Universal Basic Income – commonly known as simply UBI – is an idea that has become increasingly popular as of late. A guaranteed, unconditional cash payment delivered to all on an individual basis without a means test or other conditions, UBI has inspired an entire U.S. presidential campaign and won the support of many in the tech community, such as Tesla CEO Elon Musk. But as an idea, it has much earlier origins, with Thomas More hinting at it in his 1516 book Utopia. Since then, basic income has caught the attention of thinkers from almost every political persuasion – from free-market liberals to social democrats to anti-capitalists.
American civil rights leader Martin Luther King broadened the focus of his campaign in the 1960s to include economic as well as racial injustice. He criticised U.S. involvement in the Vietnam War as a drain on resources that could be put to use in the fight against poverty. Of utmost importance to King was to change attitudes towards poverty – in particular, the stereotype of the poor as idle. A minimum income guarantee was a key proposal of his. Here’s what he had to say:
“It seems to me that the Civil Rights movement must now begin to organize for the guaranteed annual income. Begin to organize people all over our country, and mobilize forces so that we can bring to the attention of our nation this need.”
“I am now convinced that the simplest approach will prove to be the most effective — the solution to poverty is to abolish it directly by a now widely discussed measure: the guaranteed income.”

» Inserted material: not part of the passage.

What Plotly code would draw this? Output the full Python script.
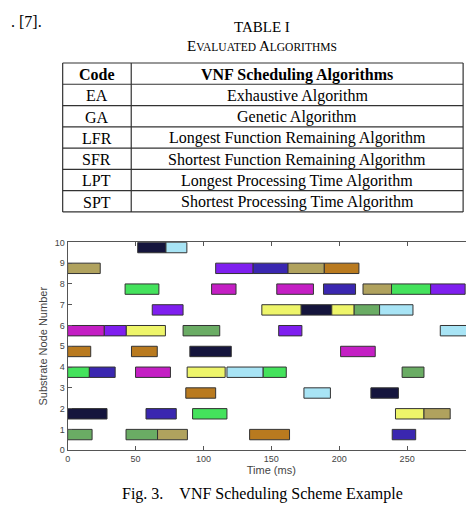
import plotly.graph_objects as go

codes = ["EA", "GA", "LFR", "SFR", "LPT", "SPT"]
algorithms = ["Exhaustive Algorithm", "Genetic Algorithm",
              "Longest Function Remaining Algorithm",
              "Shortest Function Remaining Algorithm",
              "Longest Processing Time Algorithm",
              "Shortest Processing Time Algorithm"]

colors = {
    "navy": "#15153d", "lightblue": "#a8e4f5", "olive": "#b0a25e",
    "purple": "#7f1fef", "indigo": "#3a27b0", "brown": "#b97a1f",
    "green": "#44e25c", "magenta": "#c41fc4", "yellow": "#eef56a",
    "greygreen": "#6aac64",
}

# (node, start ms, end ms, colour)
nodes = [10, 10,
         9, 9, 9, 9, 9,
         8, 8, 8, 8, 8, 8, 8,
         7, 7, 7, 7, 7, 7,
         6, 6, 6, 6, 6, 6,
         5, 5, 5, 5,
         4, 4, 4, 4, 4, 4, 4,
         3, 3, 3,
         2, 2, 2, 2, 2,
         1, 1, 1, 1, 1]
starts = [51.6, 72.4,
          0, 109, 136.6, 162.3, 189,
          42.3, 106, 154, 188.4, 217.5, 238.5, 267.3,
          62.3, 143, 172, 194.5, 211, 229.7,
          0, 27, 43.2, 85, 155.4, 274.4,
          0, 47, 90, 201,
          0, 16, 50, 88, 117.3, 144, 246.3,
          87, 174, 223.3,
          0, 57.7, 92, 241.4, 262.4,
          0, 43, 66.2, 134, 239]
ends = [72.4, 87.8,
        24, 136.6, 162.3, 189, 214.5,
        67.2, 124, 181, 212, 238.5, 267.3, 292.7,
        85, 172, 194.5, 211, 229.7, 254.3,
        27, 43.2, 72, 112, 172.5, 294.4,
        17, 66, 120.5, 226.5,
        16, 35, 75.7, 116, 144, 161, 262.4,
        109, 193.5, 243.6,
        29, 80, 117.3, 262.4, 281.7,
        18, 66.2, 88.2, 163.4, 256.3]
fills = ["navy", "lightblue",
         "olive", "purple", "indigo", "olive", "brown",
         "green", "magenta", "magenta", "indigo", "olive", "green", "purple",
         "purple", "yellow", "navy", "yellow", "greygreen", "lightblue",
         "magenta", "purple", "yellow", "greygreen", "purple", "lightblue",
         "brown", "brown", "navy", "magenta",
         "green", "indigo", "magenta", "yellow", "lightblue", "green", "greygreen",
         "brown", "lightblue", "navy",
         "navy", "indigo", "green", "yellow", "olive",
         "greygreen", "greygreen", "olive", "brown", "indigo"]

W, H = 474, 505
fig = go.Figure()

fig.add_trace(go.Bar(
    orientation="h",
    y=[n - 0.25 for n in nodes],
    base=starts,
    x=[e - s for s, e in zip(starts, ends)],
    width=0.5,
    marker=dict(color=[colors[c] for c in fills],
                line=dict(color="#333333", width=1)),
    showlegend=False,
))

serif = "Liberation Serif"
ann = []
shapes = []

def txt(x, y, text, size, anchor="center"):
    ann.append(dict(x=x / W, y=1 - y / H, text=text, xref="paper", yref="paper",
                    showarrow=False, xanchor=anchor, yanchor="middle",
                    font=dict(family=serif, size=size, color="black")))

def line(x0, y0, x1, y1):
    shapes.append(dict(type="line", xref="paper", yref="paper",
                       x0=x0 / W, x1=x1 / W, y0=1 - y0 / H, y1=1 - y1 / H,
                       line=dict(color="#333333", width=1.2)))

txt(-2, 9, ". [7].", 16, "left")
txt(253, 14, "TABLE I", 15)
txt(253, 34, "E<span style='font-size:11.5px'>VALUATED</span> "
             "A<span style='font-size:11.5px'>LGORITHMS</span>", 15)
txt(253, 491, "Fig. 3.&nbsp;&nbsp;&nbsp;&nbsp;VNF Scheduling Scheme Example", 16)

# table
top, rh = 51, 21.7
left, mid, right = 52, 121, 455
rows = [("<b>Code</b>", "<b>VNF Scheduling Algorithms</b>")] + list(zip(codes, algorithms))
for i, (c, a) in enumerate(rows):
    yc = top + rh * (i + 0.5) + 1
    txt((left + mid) / 2, yc, c, 16)
    txt((mid + right) / 2, yc, a, 16)
for i in range(len(rows) + 1):
    line(left, top + rh * i, right, top + rh * i)
bottom = top + rh * len(rows)
for xv in (left, mid, right):
    line(xv, top, xv, bottom)

axis_common = dict(showline=True, linecolor="#555555", mirror="ticks",
                   ticks="inside", ticklen=4, tickcolor="#555555",
                   showgrid=False, zeroline=False,
                   tickfont=dict(family="Liberation Sans", size=9, color="#444444"))

fig.update_layout(
    width=W, height=H,
    margin=dict(l=0, r=0, t=0, b=0),
    paper_bgcolor="white", plot_bgcolor="white",
    annotations=ann, shapes=shapes,
    xaxis=dict(domain=[57 / W, 467 / W], range=[0, 300], dtick=50,
               tickvals=[0, 50, 100, 150, 200, 250, 300],
               title=dict(text="Time (ms)", standoff=2,
                          font=dict(family="Liberation Sans", size=11, color="#444444")),
               **axis_common),
    yaxis=dict(domain=[1 - 446 / H, 1 - 234 / H], range=[0, 10], dtick=1,
               title=dict(text="Substrate Node Number", standoff=4,
                          font=dict(family="Liberation Sans", size=11, color="#444444")),
               **axis_common),
)

fig.write_html("out.html")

But, no doubt about it, basic income is a controversial idea – and one that seems to many of us as inescapably utopian. Free money for everyone – how could you possibly sell such an idea? Wouldn’t it cause havoc in our economic model? If citizens are given cash with no strings attached, how can the state be sure that they will not fritter it away and remain (or become) unproductive members of society? Doesn’t there need to be supervision to ensure that public funds are put to good use, conditions to push people in the right direction? Is there an advantage to blanket-coverage universal programmes or do they just drain resources? These can be compelling claims, but the evidence from basic income studies overwhelmingly contradicts them.
Trials across the globe over several decades indicate that UBI can be a successful tool in reducing poverty – if poverty is understood as a lack of cash. A 1970s Canadian study, Mincome, reported changes such as declines in domestic violence and mental health complaints, higher education continuation rates and a greater percentage of mothers taking time off for maternity leave. Declines in work hours also appeared marginal. Some participants chose to start new businesses, with basic income providing leeway to take risks. Others became active in their communities through NGOs and other entities that traditional economic indicators like GDP tend to overlook.
Just this year, a two-year Finnish study concluded that basic income did improve citizens’ mental well-being, confidence and life satisfaction. “The basic income recipients were more satisfied with their lives and experienced less mental strain than the control group.” UBI seems to empower those in precarious employment or unemployment in a way that traditional, means-tested benefits do not. In a crisis that has produced in just a few months an unprecedented economic recession across the globe – 38 million unemployed in the United States as of this week – some governments have turned to income supplement schemes and similar measures. World leaders from the Spanish prime minister to the Scottish first minister to Pope Francis have now started to talk about UBI as a viable long-term measure. Even if bold ideas weren’t previously front and centre of political agendas, to many, it now seems that we have little choice. We’ve got to do more than paper over the cracks in the system.
In an age of automation and increasing work precarity, is this the moment for universal basic income?